The New Plymouth District Council is being urged to be up front about the millions of dollars it has earned from land stolen from Waitara hapu in the 1860s.
Both opponents and those in favour of a bill designed to resolve historical grievances in the North Taranaki town want negotiations to include an acknowledgement that the council has pocketed up to $140 million from the land over the years.
The council-sponsored Waitara Lands Bill is the latest attempt to unravel a dispute that has simmered since land was illegally confiscated after the first Taranaki War in 1860.
If adopted, the bill would allow the freeholding of 780 properties and return some land to Te Ātiawa - which initially supported the bill but has since backed out.
Tamaki Treaty Workers spokesperson Carl Chenery said the bill ignored the fact the council had reaped substantial rewards from the leasehold land.
"What seems to have been overlooked is the benefits that the community and the council have already received through lease payments from these confiscated or stolen lands over the 150 years and that analysis hadn't been done."
The group used the Official Information Act to get access to council documents and did their own analysis.
They found the council had pocketed between $95m and $140m, excluding interest and any money from land sales.
Mr Chenery, who believed the land should be returned to the Manukorihi and Otaraua hapu, said the figures should be included in any discussion about the Waitara land.
"I think there is a responsibility on the council to communicate that out to the public when their selling the benefits of the bill they should also be communicating what has already been received."
Otaraua hapu chair Rawiri Doorbar said the numbers reinforced what the hapu had always known.
"The community has benefited from our stolen lands while our community of Waitara, our Māori community of the hapu of Waitara, hasn't been able to benefit at all as the legitimate owners."
Mr Doorbar said the council should be transparent about what it had earned, but ultimately the money was of no interest to Otaraua.

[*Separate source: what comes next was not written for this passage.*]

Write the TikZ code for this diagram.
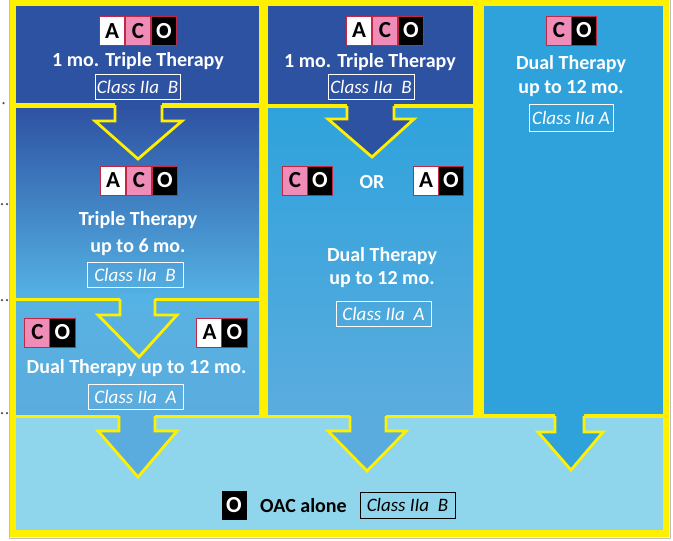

"Honestly, it's inappropriate to talk about money and this whenua in the same breath. Historically it's regarded as blood money, any money that's gleaned out of this land.

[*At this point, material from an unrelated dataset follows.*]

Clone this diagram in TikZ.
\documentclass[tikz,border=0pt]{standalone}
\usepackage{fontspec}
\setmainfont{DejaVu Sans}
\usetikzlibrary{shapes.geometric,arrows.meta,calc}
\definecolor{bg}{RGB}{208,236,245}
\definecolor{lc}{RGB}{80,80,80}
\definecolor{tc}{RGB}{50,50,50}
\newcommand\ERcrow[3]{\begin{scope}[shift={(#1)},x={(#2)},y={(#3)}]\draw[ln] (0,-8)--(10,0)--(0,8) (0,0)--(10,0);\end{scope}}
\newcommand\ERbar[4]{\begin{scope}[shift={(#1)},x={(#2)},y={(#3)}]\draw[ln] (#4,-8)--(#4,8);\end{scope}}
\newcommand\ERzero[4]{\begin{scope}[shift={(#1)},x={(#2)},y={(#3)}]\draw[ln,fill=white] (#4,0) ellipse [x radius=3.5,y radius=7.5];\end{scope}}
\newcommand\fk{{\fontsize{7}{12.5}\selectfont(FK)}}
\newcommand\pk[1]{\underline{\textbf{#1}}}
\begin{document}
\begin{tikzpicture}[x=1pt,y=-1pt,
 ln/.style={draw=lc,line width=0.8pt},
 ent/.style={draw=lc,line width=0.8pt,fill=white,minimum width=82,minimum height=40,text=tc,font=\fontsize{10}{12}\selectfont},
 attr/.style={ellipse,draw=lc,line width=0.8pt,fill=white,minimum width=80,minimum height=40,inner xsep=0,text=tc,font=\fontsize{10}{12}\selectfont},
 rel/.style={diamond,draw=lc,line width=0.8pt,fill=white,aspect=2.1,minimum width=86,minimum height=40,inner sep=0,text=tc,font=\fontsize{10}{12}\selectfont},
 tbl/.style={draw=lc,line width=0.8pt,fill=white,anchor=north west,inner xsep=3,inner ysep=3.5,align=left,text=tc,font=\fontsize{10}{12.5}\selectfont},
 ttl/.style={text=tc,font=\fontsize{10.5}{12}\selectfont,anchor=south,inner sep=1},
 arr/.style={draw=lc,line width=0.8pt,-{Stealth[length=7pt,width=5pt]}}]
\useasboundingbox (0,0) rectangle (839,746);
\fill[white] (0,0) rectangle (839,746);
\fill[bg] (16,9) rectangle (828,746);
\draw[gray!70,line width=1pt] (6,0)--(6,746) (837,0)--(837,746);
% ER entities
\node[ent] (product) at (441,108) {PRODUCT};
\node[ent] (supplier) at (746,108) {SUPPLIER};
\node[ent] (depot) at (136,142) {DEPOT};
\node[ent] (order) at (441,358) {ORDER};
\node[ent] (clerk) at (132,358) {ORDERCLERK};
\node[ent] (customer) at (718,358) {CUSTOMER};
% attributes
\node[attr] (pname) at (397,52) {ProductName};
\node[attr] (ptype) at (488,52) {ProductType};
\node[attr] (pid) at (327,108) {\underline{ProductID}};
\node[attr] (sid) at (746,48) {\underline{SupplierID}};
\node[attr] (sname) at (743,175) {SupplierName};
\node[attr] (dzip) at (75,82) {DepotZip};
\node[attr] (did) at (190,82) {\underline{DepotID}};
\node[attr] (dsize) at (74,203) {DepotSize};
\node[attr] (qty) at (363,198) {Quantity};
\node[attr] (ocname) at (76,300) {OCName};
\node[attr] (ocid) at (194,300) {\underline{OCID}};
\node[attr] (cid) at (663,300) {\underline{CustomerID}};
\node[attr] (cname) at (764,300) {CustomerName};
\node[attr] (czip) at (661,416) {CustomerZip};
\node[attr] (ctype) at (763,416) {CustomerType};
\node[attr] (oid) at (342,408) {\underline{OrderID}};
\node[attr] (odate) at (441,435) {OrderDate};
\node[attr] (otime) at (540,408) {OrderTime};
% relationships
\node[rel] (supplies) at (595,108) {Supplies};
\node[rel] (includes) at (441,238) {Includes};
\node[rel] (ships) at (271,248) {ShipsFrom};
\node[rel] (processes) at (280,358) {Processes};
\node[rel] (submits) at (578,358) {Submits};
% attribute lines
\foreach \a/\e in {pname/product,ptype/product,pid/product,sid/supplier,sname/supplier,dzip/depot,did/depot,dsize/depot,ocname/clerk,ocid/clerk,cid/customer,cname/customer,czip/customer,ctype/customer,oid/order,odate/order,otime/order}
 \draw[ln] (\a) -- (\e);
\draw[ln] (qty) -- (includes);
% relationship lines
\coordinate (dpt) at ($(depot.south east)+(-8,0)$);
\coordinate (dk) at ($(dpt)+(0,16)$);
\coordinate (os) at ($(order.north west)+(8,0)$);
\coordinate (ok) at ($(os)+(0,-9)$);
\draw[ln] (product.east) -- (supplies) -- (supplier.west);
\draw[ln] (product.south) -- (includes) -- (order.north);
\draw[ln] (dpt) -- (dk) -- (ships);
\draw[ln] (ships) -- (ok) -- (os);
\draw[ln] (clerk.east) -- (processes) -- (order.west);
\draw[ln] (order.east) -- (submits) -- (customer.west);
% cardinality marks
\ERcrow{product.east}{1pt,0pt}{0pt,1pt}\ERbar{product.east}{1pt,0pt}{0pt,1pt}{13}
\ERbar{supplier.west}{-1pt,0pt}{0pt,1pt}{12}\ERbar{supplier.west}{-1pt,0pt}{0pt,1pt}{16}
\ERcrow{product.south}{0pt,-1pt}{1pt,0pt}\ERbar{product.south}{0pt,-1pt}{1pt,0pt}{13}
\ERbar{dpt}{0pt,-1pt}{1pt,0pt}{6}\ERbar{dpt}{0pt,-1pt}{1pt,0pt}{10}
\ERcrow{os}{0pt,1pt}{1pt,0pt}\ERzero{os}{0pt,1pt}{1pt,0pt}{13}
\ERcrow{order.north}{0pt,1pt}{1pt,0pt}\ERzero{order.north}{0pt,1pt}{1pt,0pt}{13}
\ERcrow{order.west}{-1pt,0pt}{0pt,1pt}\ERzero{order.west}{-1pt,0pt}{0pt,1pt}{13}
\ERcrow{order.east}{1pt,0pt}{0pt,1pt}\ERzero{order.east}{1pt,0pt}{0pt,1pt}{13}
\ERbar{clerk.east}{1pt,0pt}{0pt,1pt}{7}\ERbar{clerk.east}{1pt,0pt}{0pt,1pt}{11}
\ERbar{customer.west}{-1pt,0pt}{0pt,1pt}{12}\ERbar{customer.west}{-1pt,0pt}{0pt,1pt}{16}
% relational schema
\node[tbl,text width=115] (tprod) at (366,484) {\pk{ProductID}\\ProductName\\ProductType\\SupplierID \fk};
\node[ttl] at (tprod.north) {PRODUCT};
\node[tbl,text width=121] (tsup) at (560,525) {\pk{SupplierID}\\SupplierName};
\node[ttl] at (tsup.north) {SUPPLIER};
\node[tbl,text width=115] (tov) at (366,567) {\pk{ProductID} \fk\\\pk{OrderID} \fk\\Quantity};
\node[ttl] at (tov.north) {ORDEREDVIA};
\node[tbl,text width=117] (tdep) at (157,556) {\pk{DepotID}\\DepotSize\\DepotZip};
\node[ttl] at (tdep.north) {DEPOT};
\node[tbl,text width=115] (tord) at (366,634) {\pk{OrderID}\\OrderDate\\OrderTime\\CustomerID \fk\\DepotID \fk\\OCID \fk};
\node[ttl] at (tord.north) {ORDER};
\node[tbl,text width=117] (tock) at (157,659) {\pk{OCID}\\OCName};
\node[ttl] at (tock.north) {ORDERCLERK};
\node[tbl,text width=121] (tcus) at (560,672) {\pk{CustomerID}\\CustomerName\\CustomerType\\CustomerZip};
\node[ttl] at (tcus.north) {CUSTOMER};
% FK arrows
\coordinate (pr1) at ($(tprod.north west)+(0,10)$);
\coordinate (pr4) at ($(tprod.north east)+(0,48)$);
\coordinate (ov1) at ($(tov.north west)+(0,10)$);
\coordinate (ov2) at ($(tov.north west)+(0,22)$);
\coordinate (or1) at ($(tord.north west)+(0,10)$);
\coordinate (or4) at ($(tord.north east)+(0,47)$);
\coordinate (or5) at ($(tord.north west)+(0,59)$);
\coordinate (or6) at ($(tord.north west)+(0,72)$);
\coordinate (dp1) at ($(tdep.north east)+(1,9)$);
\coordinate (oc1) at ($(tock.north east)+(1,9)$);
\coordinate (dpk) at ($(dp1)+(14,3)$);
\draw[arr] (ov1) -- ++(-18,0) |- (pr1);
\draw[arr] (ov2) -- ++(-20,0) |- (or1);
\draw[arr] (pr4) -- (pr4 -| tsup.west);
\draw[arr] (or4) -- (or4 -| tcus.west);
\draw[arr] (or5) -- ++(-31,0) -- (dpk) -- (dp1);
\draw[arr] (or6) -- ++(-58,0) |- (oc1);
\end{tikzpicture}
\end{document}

"We simply have to have that land returned so this whole matter can be put to rest."
In 2014, Te Ātiawa turned down the opportunity to buy the land with $23 million of its Treaty settlement money, leaving the ball back in the council's hands.
Waitara leaseholder Trent Hall supported the bill, but he too wanted the council to show its hand.

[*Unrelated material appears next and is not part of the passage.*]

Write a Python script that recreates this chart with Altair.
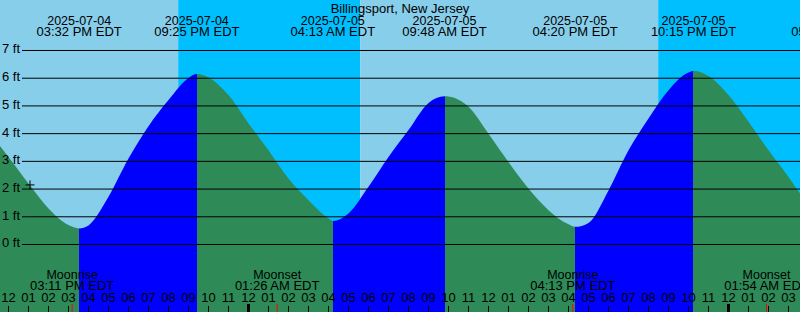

"The council was given the land and then they tried to sell it to the Crown and then to iwi via the Crown, and now they are trying to sell it to the leaseholders for an exorbitant amount of money.
"They've made a lot of money off it and we don't believe they need to have that kind of money come back to them."
Leaseholders should get the same deal Te Ātiawa turned down in 2014, Mr Hall said.
That would work out at about $30,000 per section, as opposed to market rates of closer to $100,000.
In its submission on the bill to the Māori Affairs Select Committee, the council said the Local Government Act required it to find a cost-neutral solution for the Waitara leases, which now had a rateable value of $86 million.
Council acting chief executive Alan Bird declined an interview, saying the bill was still before the select committee.
However, he said the Tamaki Treaty Workers figure was incorrect.
The select committee is due to report back on the bill at the end of the month.